LEXINGTON INSURANCE COMPANY v. WESTERN ROOFING COMPANY, INC.

United States District Court, District of Kansas (2004)

Facts

Issue

Holding — Lungstrum, C.J.

Rule

Reasoning

Deep Dive: How the Court Reached Its Decision

Court's Reasoning on the Negligence Claim

The court determined that Lexington's negligence claim against Western Roofing was barred by the economic loss doctrine. This doctrine prevents recovery in tort when the damages claimed are solely economic and do not involve physical harm to property beyond the defective product itself. The court classified the entire building, including the roof and drainage system, as an integrated system, asserting that the damages Lexington sought were limited to the building itself. Since the damages did not extend to "other property" outside of this integrated system, the court concluded that the economic loss doctrine applied, thereby precluding Lexington's negligence claim. The court noted that the Kansas Court of Appeals has consistently supported this broader interpretation regarding what constitutes an integrated system. By applying this doctrine, the court sought to maintain the separation between tort and contract law, which serves to prevent parties from circumventing contractual obligations through tort claims for purely economic losses. Therefore, the court granted Western Roofing's motion for summary judgment concerning the negligence claim.

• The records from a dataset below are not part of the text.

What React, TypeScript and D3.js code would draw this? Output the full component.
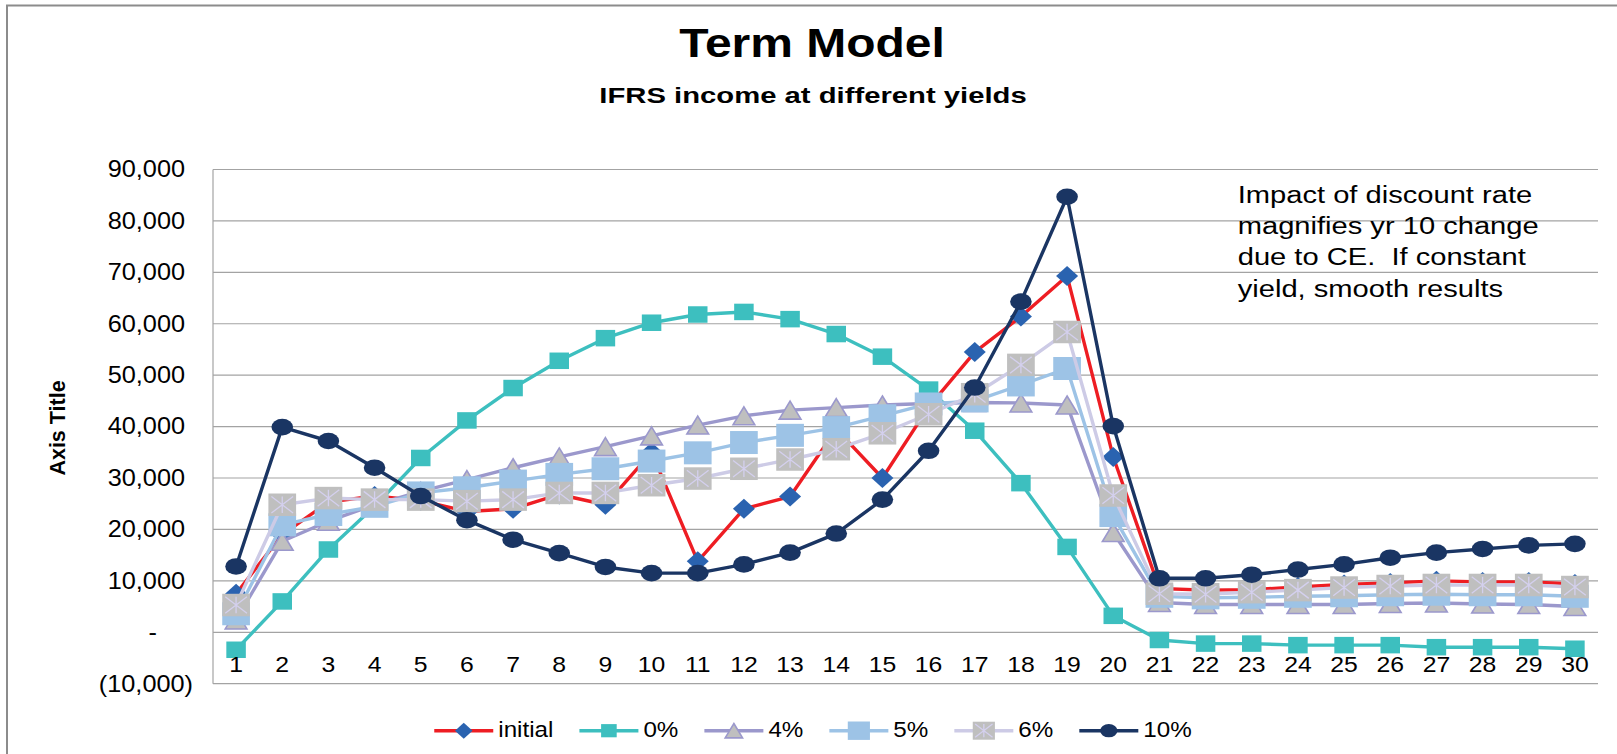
import React, { useEffect } from 'react';
import * as d3 from 'd3';

// ---------------- DATA ----------------
const categories = ['1','2','3','4','5','6','7','8','9','10','11','12','13','14','15','16','17','18','19','20','21','22','23','24','25','26','27','28','29','30'];

const seriesNames = ['initial', '0%', '4%', '5%', '6%', '10%'];

const initialVals = [7500, 19000, 25300, 26500, 25600, 23500, 24000, 26800, 24800, 35000, 13800, 24000, 26400, 39500, 30000, 43800, 54500, 61400, 69300, 34100, 8500, 8200, 8300, 8800, 9300, 9600, 10000, 9800, 9800, 9400];
const zeroVals = [-3400, 6000, 16100, 24500, 33900, 41200, 47500, 52800, 57200, 60200, 61800, 62300, 60900, 58000, 53600, 47200, 39200, 29000, 16600, 3200, -1500, -2200, -2200, -2500, -2500, -2500, -2900, -2900, -2900, -3200];
const fourVals = [2400, 17700, 21600, 24800, 27400, 29700, 32000, 34100, 36100, 38200, 40300, 42100, 43200, 43700, 44200, 44500, 44700, 44600, 44200, 19400, 5800, 5400, 5400, 5400, 5400, 5600, 5700, 5500, 5400, 5000];
const fiveVals = [3600, 20900, 22900, 24500, 27100, 28100, 29400, 30700, 31800, 33300, 34900, 36900, 38300, 39800, 42100, 44400, 45000, 48100, 51300, 22700, 7000, 6700, 6800, 7000, 7100, 7300, 7400, 7300, 7300, 7000];
const sixVals = [5300, 24800, 26100, 25800, 25800, 25500, 25800, 27100, 27100, 28600, 29900, 31800, 33600, 35600, 38700, 42400, 46300, 52000, 58400, 26600, 7500, 7400, 7800, 8200, 8700, 9000, 9200, 9200, 9200, 8800];
const tenVals = [12800, 39900, 37200, 32000, 26500, 21800, 18000, 15400, 12700, 11500, 11500, 13200, 15500, 19200, 25800, 35300, 47600, 64300, 84700, 40100, 10500, 10500, 11200, 12200, 13200, 14500, 15500, 16200, 16900, 17200];

const yTicks = [-10000, 0, 10000, 20000, 30000, 40000, 50000, 60000, 70000, 80000, 90000];
const yTickLabels = ['(10,000)', '-', '10,000', '20,000', '30,000', '40,000', '50,000', '60,000', '70,000', '80,000', '90,000'];

const titleText = 'Term Model';
const subtitleText = 'IFRS income at different yields';
const axisTitleText = 'Axis Title';
const noteLines = ['Impact of discount rate', 'magnifies yr 10 change', 'due to CE.  If constant', 'yield, smooth results'];

// ---------------- STYLES ----------------
const W = 1617, H = 754;
const FONT = '"Liberation Sans", Arial, Helvetica, sans-serif';
const PLOT = { left: 213, right: 1598, top: 169.5, bottom: 683.7 };

type Kind = 'diamond' | 'square0' | 'triangle' | 'square5' | 'square6' | 'circle';
const styles: { line: string; kind: Kind }[] = [
  { line: '#EE1D23', kind: 'diamond' },
  { line: '#3DBFBF', kind: 'square0' },
  { line: '#9B98CC', kind: 'triangle' },
  { line: '#9DC3E6', kind: 'square5' },
  { line: '#CDCBE6', kind: 'square6' },
  { line: '#1A3563', kind: 'circle' },
];
const seriesValues = [initialVals, zeroVals, fourVals, fiveVals, sixVals, tenVals];

function Marker({ kind, x, y, s = 1 }: { kind: Kind; x: number; y: number; s?: number }) {
  if (kind === 'diamond') {
    const w = 22 * s, h = 20 * s;
    return <path d={`M${x},${y - h / 2}L${x + w / 2},${y}L${x},${y + h / 2}L${x - w / 2},${y}Z`} fill="#2A63B0" />;
  }
  if (kind === 'square0') {
    const w = 19.5 * s, h = 16.5 * s;
    return <rect x={x - w / 2} y={y - h / 2} width={w} height={h} fill="#3DBFBF" />;
  }
  if (kind === 'triangle') {
    const w = 21.7 * s, h = 18 * s;
    return <path d={`M${x},${y - h / 2}L${x + w / 2},${y + h / 2}L${x - w / 2},${y + h / 2}Z`} fill="#BFBFBF" stroke="#9B98CC" strokeWidth={1.6} />;
  }
  if (kind === 'square5') {
    const w = 27.7 * s, h = 23 * s;
    return <rect x={x - w / 2} y={y - h / 2} width={w} height={h} fill="#9DC3E6" />;
  }
  if (kind === 'square6') {
    const w = 27.7 * s, h = 22.5 * s;
    const ix = w / 2 - 3 * s, iy = h / 2 - 3 * s;
    return (
      <g>
        <rect x={x - w / 2} y={y - h / 2} width={w} height={h} fill="#BFBFBF" />
        <path d={`M${x - ix},${y - iy}L${x + ix},${y + iy}M${x + ix},${y - iy}L${x - ix},${y + iy}M${x},${y - iy}L${x},${y + iy}`} stroke="#D4D0EE" strokeWidth={1.3} fill="none" />
      </g>
    );
  }
  return <ellipse cx={x} cy={y} rx={10.8 * s} ry={8.3 * s} fill="#1A3563" />;
}

function SText({ x, y, sx = 1, anchor = 'start', size, weight = 'normal', children }: any) {
  return (
    <text transform={`translate(${x},${y}) scale(${sx},1)`} textAnchor={anchor} fontSize={size} fontWeight={weight} fontFamily={FONT} fill="#000" style={{ whiteSpace: 'pre' }}>
      {children}
    </text>
  );
}

function measure(txt: string, size: number) {
  const c = document.createElement('canvas').getContext('2d');
  if (!c) return txt.length * size * 0.55;
  c.font = `${size}px "Liberation Sans", Arial, sans-serif`;
  return c.measureText(txt).width;
}

export default function App() {
  useEffect(() => {
    document.body.style.margin = '0';
    document.body.style.overflow = 'hidden';
  }, []);

  const x = d3.scaleBand<string>().domain(categories).range([PLOT.left, PLOT.right]);
  const cx = (c: string) => (x(c) as number) + x.bandwidth() / 2;
  const y = d3.scaleLinear().domain([yTicks[0], yTicks[yTicks.length - 1]]).range([PLOT.bottom, PLOT.top]);
  const line = d3.line<number>().x((_, i) => cx(categories[i])).y((d) => y(d));

  // legend layout
  const legSize = 22, legSx = 1.1, lineLen = 59, txtGap = 5, itemGap = 26;
  const widths = seriesNames.map((n) => measure(n, legSize) * legSx);
  const total = widths.reduce((a, b) => a + b, 0) + seriesNames.length * (lineLen + txtGap + itemGap) - itemGap;
  let lx = 813 - total / 2;
  const legY = 730.7;
  const legendItems = seriesNames.map((n, i) => {
    const x0 = lx;
    lx += lineLen + txtGap + widths[i] + itemGap;
    return { n, i, x0 };
  });

  return (
    <svg width={W} height={H} style={{ position: 'absolute', left: 0, top: 0, background: '#fff' }}>
      <rect x={0} y={0} width={W} height={H} fill="#fff" />
      <path d={`M7,${H}V5.5H${W}`} stroke="#8C8C8C" strokeWidth={2} fill="none" />

      {/* gridlines */}
      {yTicks.map((t) => (
        <line key={t} x1={PLOT.left} x2={PLOT.right} y1={y(t)} y2={y(t)} stroke="#A3A3A3" strokeWidth={1.2} />
      ))}
      <line x1={PLOT.left} x2={PLOT.left} y1={PLOT.top} y2={PLOT.bottom} stroke="#A3A3A3" strokeWidth={1.2} />

      {/* y tick labels */}
      {yTicks.map((t, i) => {
        const lab = yTickLabels[i];
        const xr = lab.startsWith('(') ? 193 : lab === '-' ? 157 : 185;
        return (
          <SText key={t} x={xr} y={y(t) + 7.8} sx={1.1} anchor="end" size={23}>
            {lab}
          </SText>
        );
      })}

      {/* series */}
      {seriesValues.map((vals, si) => (
        <g key={seriesNames[si]}>
          <path d={line(vals) || ''} fill="none" stroke={styles[si].line} strokeWidth={3.4} strokeLinejoin="round" />
          {vals.map((v, i) => (
            <Marker key={i} kind={styles[si].kind} x={cx(categories[i])} y={y(v)} />
          ))}
        </g>
      ))}

      {/* x labels */}
      {categories.map((c) => (
        <SText key={c} x={cx(c)} y={671.7} sx={1.1} anchor="middle" size={22.5}>
          {c}
        </SText>
      ))}

      {/* titles */}
      <SText x={812} y={56.7} sx={1.2} anchor="middle" size={40} weight="bold">{titleText}</SText>
      <SText x={813} y={102.7} sx={1.33} anchor="middle" size={22} weight="bold">{subtitleText}</SText>

      {/* axis title */}
      <text transform="translate(65,428) rotate(-90)" textAnchor="middle" fontSize={21.5} fontWeight="bold" fontFamily={FONT}>
        {axisTitleText}
      </text>

      {/* annotation */}
      {noteLines.map((t, i) => (
        <SText key={i} x={1237.7} y={202.7 + i * 31.3} sx={1.25} size={23.3}>
          {t}
        </SText>
      ))}

      {/* legend */}
      {legendItems.map(({ n, i, x0 }) => (
        <g key={n}>
          <line x1={x0} x2={x0 + lineLen} y1={legY} y2={legY} stroke={styles[i].line} strokeWidth={3.4} />
          <Marker kind={styles[i].kind} x={x0 + lineLen / 2} y={legY} s={0.8} />
          <SText x={x0 + lineLen + txtGap} y={736.5} sx={legSx} size={legSize}>
            {n}
          </SText>
        </g>
      ))}
    </svg>
  );
}
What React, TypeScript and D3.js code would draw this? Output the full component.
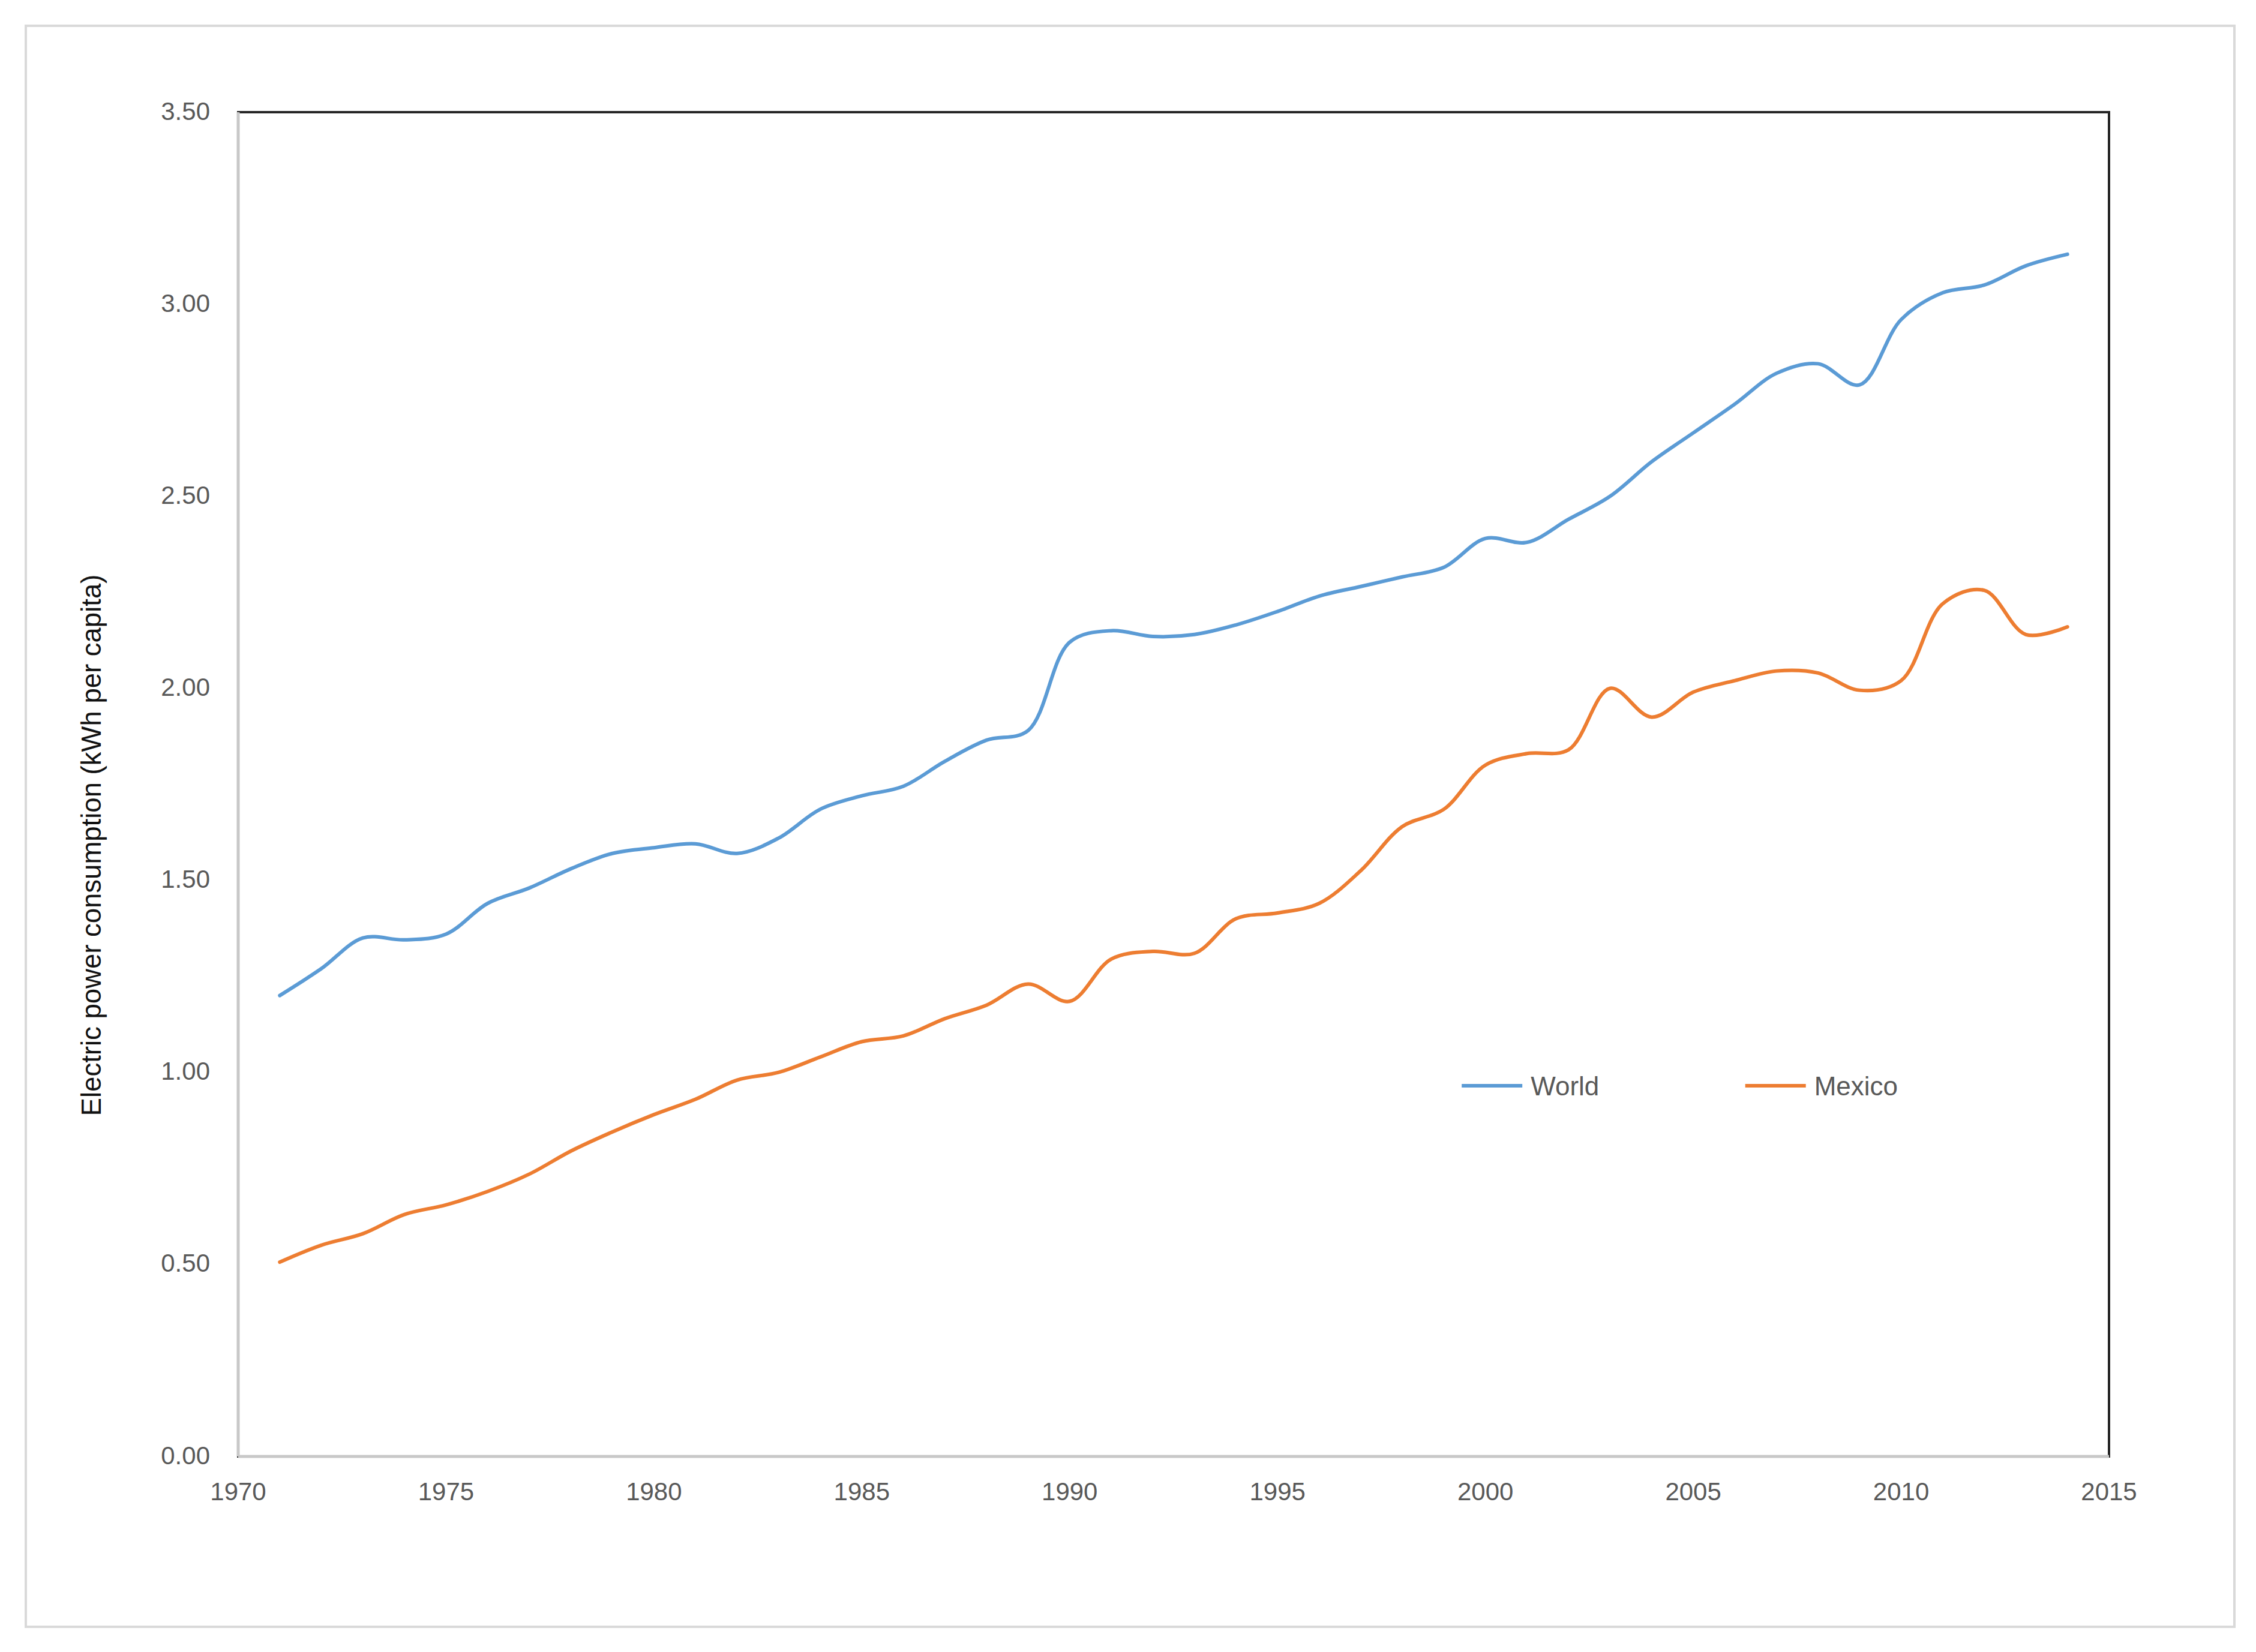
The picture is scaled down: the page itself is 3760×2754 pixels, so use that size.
import { useMemo } from 'react';
import * as d3 from 'd3';

// years on the x axis
const years = [
  1971, 1972, 1973, 1974, 1975, 1976, 1977, 1978, 1979, 1980,
  1981, 1982, 1983, 1984, 1985, 1986, 1987, 1988, 1989, 1990,
  1991, 1992, 1993, 1994, 1995, 1996, 1997, 1998, 1999, 2000,
  2001, 2002, 2003, 2004, 2005, 2006, 2007, 2008, 2009, 2010,
  2011, 2012, 2013, 2014,
];

// thousand kWh per capita
const world = [
  1.2, 1.27, 1.35, 1.345, 1.36, 1.44, 1.48, 1.53, 1.57, 1.585,
  1.595, 1.57, 1.61, 1.685, 1.72, 1.745, 1.81, 1.865, 1.89, 2.12,
  2.15, 2.135, 2.14, 2.165, 2.2, 2.24, 2.265, 2.29, 2.315, 2.39,
  2.38, 2.44, 2.5, 2.59, 2.665, 2.74, 2.82, 2.845, 2.79, 2.96,
  3.03, 3.05, 3.1, 3.13,
];

const mexico = [
  0.506, 0.55, 0.58, 0.63, 0.655, 0.69, 0.735, 0.795, 0.845, 0.89,
  0.93, 0.98, 1.0, 1.04, 1.08, 1.095, 1.14, 1.175, 1.23, 1.185,
  1.295, 1.315, 1.31, 1.4, 1.415, 1.44, 1.525, 1.64, 1.685, 1.8,
  1.83, 1.84, 2.0, 1.925, 1.99, 2.02, 2.045, 2.04, 1.995, 2.02,
  2.22, 2.255, 2.14, 2.16,
];

const xTicks = [1970, 1975, 1980, 1985, 1990, 1995, 2000, 2005, 2010, 2015];
const yTicks = [0, 0.5, 1, 1.5, 2, 2.5, 3, 3.5];

const seriesNames = ['World', 'Mexico'];
const seriesColors = ['#5B9BD5', '#ED7D31'];

const W = 3760;
const H = 2754;
const plot = { left: 397, right: 3515, top: 187, bottom: 2428 };
const font = '"Liberation Sans", Arial, sans-serif';

export default function App() {
  const x = useMemo(
    () => d3.scaleLinear().domain([1970, 2015]).range([plot.left, plot.right]),
    []
  );
  const y = useMemo(
    () => d3.scaleLinear().domain([0, 3.5]).range([plot.bottom, plot.top]),
    []
  );

  const line = d3
    .line<number>()
    .x((_, i) => x(years[i]))
    .y((d) => y(d))
    .curve(d3.curveCatmullRom.alpha(0.5));

  const series = [world, mexico];
  // legend sits inside the plot, a bit under 1.0 on the y scale
  const legendY = y(0.965);
  const legendX = [x(1999.43), x(2006.25)];

  return (
    <svg
      width={W}
      height={H}
      style={{ position: 'absolute', left: 0, top: 0, background: '#fff' }}
    >
      <rect x={0} y={0} width={W} height={H} fill="#fff" />
      <rect x={43} y={43} width={3681} height={2669} fill="none" stroke="#d9d9d9" strokeWidth={4} />

      {/* plot area frame */}
      <rect
        x={plot.left}
        y={plot.top}
        width={plot.right - plot.left}
        height={plot.bottom - plot.top}
        fill="none"
        stroke="#262626"
        strokeWidth={4}
      />
      <line x1={plot.left} x2={plot.left} y1={plot.top} y2={plot.bottom} stroke="#c8c8c8" strokeWidth={5} />
      <line x1={plot.left} x2={plot.right} y1={plot.bottom} y2={plot.bottom} stroke="#c8c8c8" strokeWidth={5} />

      {/* y axis labels */}
      {yTicks.map((t) => (
        <text
          key={t}
          x={350}
          y={y(t)}
          dy="0.3em"
          textAnchor="end"
          fontFamily={font}
          fontSize={42}
          fill="#595959"
        >
          {d3.format('.2f')(t)}
        </text>
      ))}

      {/* x axis labels */}
      {xTicks.map((t) => (
        <text
          key={t}
          x={x(t)}
          y={2501}
          textAnchor="middle"
          fontFamily={font}
          fontSize={42}
          fill="#595959"
        >
          {t}
        </text>
      ))}

      <text
        transform={`translate(168, ${1409}) rotate(-90)`}
        textAnchor="middle"
        fontFamily={font}
        fontSize={45.5}
        fill="#111"
      >
        Electric power consumption (kWh per capita)
      </text>

      {series.map((s, i) => (
        <path
          key={seriesNames[i]}
          d={line(s) || ''}
          fill="none"
          stroke={seriesColors[i]}
          strokeWidth={6}
          strokeLinejoin="round"
          strokeLinecap="round"
        />
      ))}

      {/* legend */}
      {seriesNames.map((name, i) => (
        <g key={name} transform={`translate(${legendX[i]}, ${legendY})`}>
          <line x1={0} x2={101} y1={0} y2={0} stroke={seriesColors[i]} strokeWidth={6} />
          <text x={115} y={0} dy="0.35em" fontFamily={font} fontSize={44} fill="#595959">
            {name}
          </text>
        </g>
      ))}
    </svg>
  );
}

Court's Reasoning on Contract and Warranty Claims

The court found that genuine issues of material fact remained regarding Lexington's contract and warranty claims against Western Roofing. The evidence presented by both parties was unclear concerning the nature of the contractual obligations that Western Roofing undertook when addressing the pigeon problem. While Western Roofing asserted that it was only hired to clean out the downspouts and install screens, Lexington contended that Western Roofing had a broader responsibility to adequately remedy the leak issues. The court acknowledged that if Western Roofing was contractually obligated to select an appropriate method to resolve the issue, then there were still material facts to resolve regarding whether it fulfilled that obligation in a proper workmanlike manner. The court noted that a factfinder could reasonably conclude that Western Roofing breached its contractual obligations by employing a method that led to further drainage issues. Thus, the court denied Western Roofing's motion for summary judgment on the contract and warranty claims, allowing them to proceed to trial.

Subrogation Rights and Standing

The court addressed the issue of Lexington's standing to pursue its claims against Western Roofing based on its subrogation rights derived from Mid-America. The court explained that Lexington, as a subrogee of Mid-America, had adequate standing to pursue the contract and warranty claims because Mid-America maintained a direct contractual relationship with Western Roofing. The court clarified that the management agreement indicated that Mid-America was acting as an authorized agent for Westroads, thereby establishing a clear chain of agency and contractual relationship. This meant that Lexington effectively stood in the shoes of Mid-America, which had the right to bring claims against Western Roofing for breach of contract. Consequently, the court rejected Western Roofing's assertions that Lexington lacked the necessary standing to pursue these claims.

Subrogation Clause Analysis

The court analyzed the subrogation clause in Lexington's insurance policy, which waived the right of subrogation against certain parties. Western Roofing argued that this clause barred Lexington from pursuing its claims against them as they were considered a vendor of Mid-America. However, the court found no evidence in the record to suggest that Mid-America had waived its right to pursue claims against Western Roofing. Instead, the subrogation receipt explicitly stated that Lexington was subrogated to Mid-America's rights against any liable party, including Western Roofing. Therefore, the court concluded that the waiver in the subrogation clause did not preclude Lexington from asserting its claims against Western Roofing, given the lack of indication of any waiver by Mid-America.

Impact of Insurance Benefits on Recovery

The court further addressed whether the insurance benefits received by Mid-America affected Lexington's ability to recover damages from Western Roofing. Western Roofing contended that since Mid-America received insurance proceeds for the loss, it should bar Lexington, as subrogee, from recovering any amount from them. The court rejected this argument, explaining that subrogation rights are triggered upon payment of the loss, allowing the insurer (Lexington) to pursue claims against third parties responsible for the loss. It noted that the collateral source rule, which typically limits recovery in tort, does not apply to contract claims. Thus, while Mid-America's recovery would be reduced by the insurance benefits received, Lexington, standing in Mid-America's shoes, was still entitled to pursue its claims against Western Roofing without facing restrictions based on the insurance proceeds received. The court emphasized that there was no risk of double recovery for either Lexington or Mid-America, as Lexington would only recover the actual loss amount.